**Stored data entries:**
::::

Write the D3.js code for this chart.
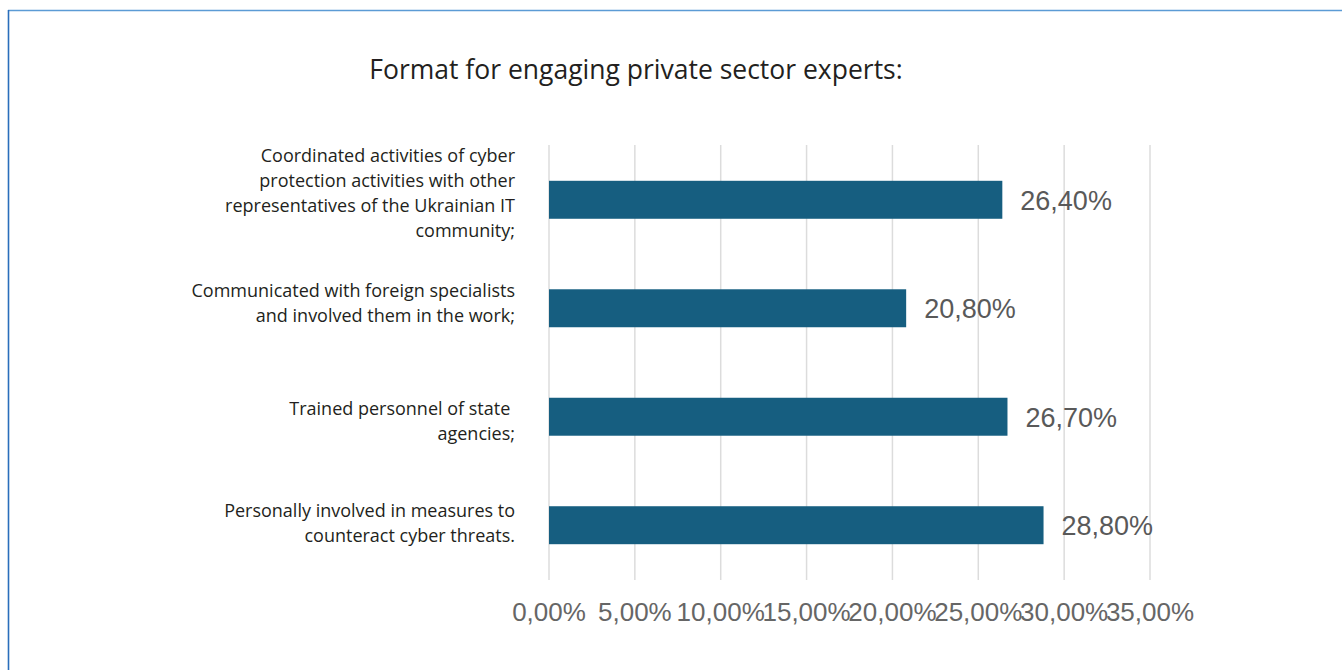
<!DOCTYPE html>
<html>
<head>
<meta charset="utf-8">
<script src="https://cdn.jsdelivr.net/npm/d3@7"></script>
<style>
  html, body { margin: 0; padding: 0; background: #fff; }
  svg { display: block; }
</style>
</head>
<body>
<svg id="chart" width="1342" height="670"></svg>
<script>
// Survey answers, top to bottom
const categories = [
  ["Coordinated activities of cyber", "protection activities with other", "representatives of the Ukrainian IT", "community;"],
  ["Communicated with foreign specialists", "and involved them in the work;"],
  ["Trained personnel of state ", "agencies;"],
  ["Personally involved in measures to", "counteract cyber threats."]
];
const values = [26.4, 20.8, 26.7, 28.8];
const valueLabels = ["26,40%", "20,80%", "26,70%", "28,80%"];
const tickValues = [0, 5, 10, 15, 20, 25, 30, 35];
const tickLabels = ["0,00%", "5,00%", "10,00%", "15,00%", "20,00%", "25,00%", "30,00%", "35,00%"];
const titleText = "Format for engaging private sector experts:";

const svg = d3.select("#chart");

// Frame: top and left rules
svg.append("line").attr("x1", 8).attr("x2", 1342).attr("y1", 10.5).attr("y2", 10.5)
  .attr("stroke", "#5b9bd5").attr("stroke-width", 1.6);
svg.append("line").attr("x1", 8.5).attr("x2", 8.5).attr("y1", 10).attr("y2", 670)
  .attr("stroke", "#2a6ebb").attr("stroke-width", 1.6);

svg.append("text")
  .attr("x", 636).attr("y", 79)
  .attr("text-anchor", "middle")
  .attr("font-family", "'Open Sans', 'Noto Sans', sans-serif")
  .attr("font-size", 26.5)
  .attr("fill", "#231f20")
  .text(titleText);

const x = d3.scaleLinear().domain([0, 35]).range([549, 1150]);
const y = d3.scaleBand().domain(d3.range(values.length)).range([145, 580]).paddingInner(0.65).paddingOuter(0.33);

// Vertical gridlines
svg.append("g").selectAll("line").data(tickValues).join("line")
  .attr("x1", d => x(d)).attr("x2", d => x(d))
  .attr("y1", 145).attr("y2", 580)
  .attr("stroke", "#dcdcdc").attr("stroke-width", 1.5);

// X tick labels
svg.append("g").selectAll("text").data(tickValues).join("text")
  .attr("x", d => x(d)).attr("y", 621)
  .attr("text-anchor", "middle")
  .attr("font-family", "'Liberation Sans', Arial, sans-serif")
  .attr("font-size", 26)
  .attr("fill", "#666666")
  .text((d, i) => tickLabels[i]);

// Bars
svg.append("g").selectAll("rect").data(values).join("rect")
  .attr("x", x(0))
  .attr("y", (d, i) => y(i))
  .attr("width", d => x(d) - x(0))
  .attr("height", y.bandwidth())
  .attr("fill", "#165e80");

// Value labels
svg.append("g").selectAll("text").data(values).join("text")
  .attr("x", d => x(d) + 18)
  .attr("y", (d, i) => y(i) + y.bandwidth() / 2 + 10)
  .attr("font-family", "'Liberation Sans', Arial, sans-serif")
  .attr("font-size", 27)
  .attr("fill", "#595959")
  .text((d, i) => valueLabels[i]);

// Category labels, right-aligned
const labelOffsets = [-6, -5, 5, -2];
const lineH = 25;
categories.forEach((lines, i) => {
  const cy = y(i) + y.bandwidth() / 2 + labelOffsets[i];
  const t = svg.append("text")
    .attr("text-anchor", "end")
    .attr("font-family", "'Open Sans', 'Noto Sans', sans-serif")
    .attr("font-size", 18)
    .attr("fill", "#231f20")
    .attr("xml:space", "preserve");
  lines.forEach((s, k) => {
    t.append("tspan")
      .attr("x", 515)
      .attr("y", cy + (k - (lines.length - 1) / 2) * lineH + 6)
      .text(s);
  });
});
</script>
</body>
</html>
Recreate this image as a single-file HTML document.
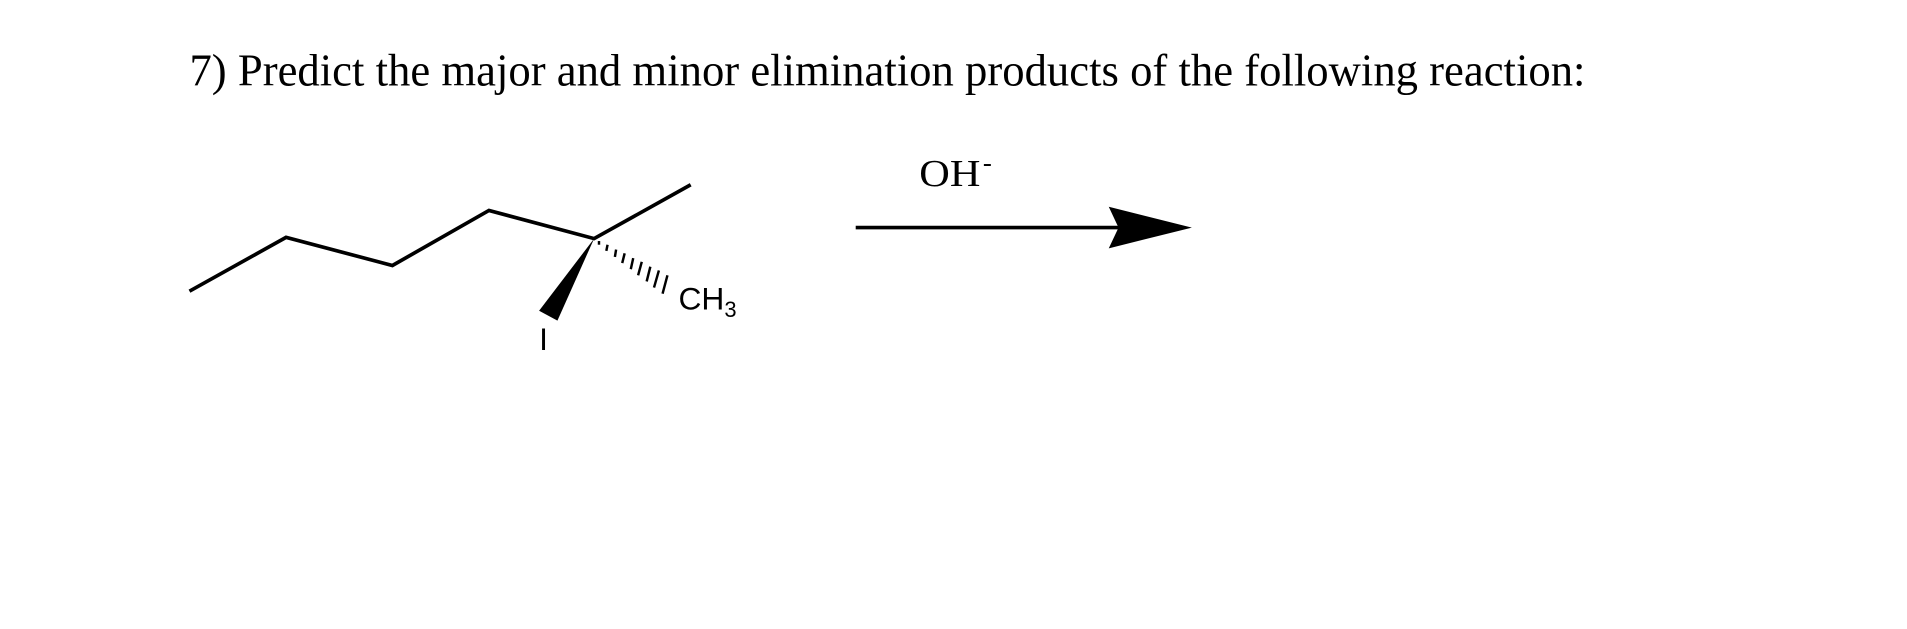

::::

**Exercise requirements:**
Repeat the records in full, exactly as they appear, without the pictures.

**Exercise answer:**
Write the D3.js code for this chart.
<!DOCTYPE html>
<html>
<head>
<meta charset="utf-8">
<script src="https://cdn.jsdelivr.net/npm/d3@7"></script>
<style>
  html, body { margin: 0; padding: 0; background: #fff; }
  svg { display: block; }
</style>
</head>
<body>
<svg id="chart" width="1342" height="670"></svg>
<script>
// Survey answers, top to bottom
const categories = [
  ["Coordinated activities of cyber", "protection activities with other", "representatives of the Ukrainian IT", "community;"],
  ["Communicated with foreign specialists", "and involved them in the work;"],
  ["Trained personnel of state ", "agencies;"],
  ["Personally involved in measures to", "counteract cyber threats."]
];
const values = [26.4, 20.8, 26.7, 28.8];
const valueLabels = ["26,40%", "20,80%", "26,70%", "28,80%"];
const tickValues = [0, 5, 10, 15, 20, 25, 30, 35];
const tickLabels = ["0,00%", "5,00%", "10,00%", "15,00%", "20,00%", "25,00%", "30,00%", "35,00%"];
const titleText = "Format for engaging private sector experts:";

const svg = d3.select("#chart");

// Frame: top and left rules
svg.append("line").attr("x1", 8).attr("x2", 1342).attr("y1", 10.5).attr("y2", 10.5)
  .attr("stroke", "#5b9bd5").attr("stroke-width", 1.6);
svg.append("line").attr("x1", 8.5).attr("x2", 8.5).attr("y1", 10).attr("y2", 670)
  .attr("stroke", "#2a6ebb").attr("stroke-width", 1.6);

svg.append("text")
  .attr("x", 636).attr("y", 79)
  .attr("text-anchor", "middle")
  .attr("font-family", "'Open Sans', 'Noto Sans', sans-serif")
  .attr("font-size", 26.5)
  .attr("fill", "#231f20")
  .text(titleText);

const x = d3.scaleLinear().domain([0, 35]).range([549, 1150]);
const y = d3.scaleBand().domain(d3.range(values.length)).range([145, 580]).paddingInner(0.65).paddingOuter(0.33);

// Vertical gridlines
svg.append("g").selectAll("line").data(tickValues).join("line")
  .attr("x1", d => x(d)).attr("x2", d => x(d))
  .attr("y1", 145).attr("y2", 580)
  .attr("stroke", "#dcdcdc").attr("stroke-width", 1.5);

// X tick labels
svg.append("g").selectAll("text").data(tickValues).join("text")
  .attr("x", d => x(d)).attr("y", 621)
  .attr("text-anchor", "middle")
  .attr("font-family", "'Liberation Sans', Arial, sans-serif")
  .attr("font-size", 26)
  .attr("fill", "#666666")
  .text((d, i) => tickLabels[i]);

// Bars
svg.append("g").selectAll("rect").data(values).join("rect")
  .attr("x", x(0))
  .attr("y", (d, i) => y(i))
  .attr("width", d => x(d) - x(0))
  .attr("height", y.bandwidth())
  .attr("fill", "#165e80");

// Value labels
svg.append("g").selectAll("text").data(values).join("text")
  .attr("x", d => x(d) + 18)
  .attr("y", (d, i) => y(i) + y.bandwidth() / 2 + 10)
  .attr("font-family", "'Liberation Sans', Arial, sans-serif")
  .attr("font-size", 27)
  .attr("fill", "#595959")
  .text((d, i) => valueLabels[i]);

// Category labels, right-aligned
const labelOffsets = [-6, -5, 5, -2];
const lineH = 25;
categories.forEach((lines, i) => {
  const cy = y(i) + y.bandwidth() / 2 + labelOffsets[i];
  const t = svg.append("text")
    .attr("text-anchor", "end")
    .attr("font-family", "'Open Sans', 'Noto Sans', sans-serif")
    .attr("font-size", 18)
    .attr("fill", "#231f20")
    .attr("xml:space", "preserve");
  lines.forEach((s, k) => {
    t.append("tspan")
      .attr("x", 515)
      .attr("y", cy + (k - (lines.length - 1) / 2) * lineH + 6)
      .text(s);
  });
});
</script>
</body>
</html>
Recreate this image as a single-file HTML document.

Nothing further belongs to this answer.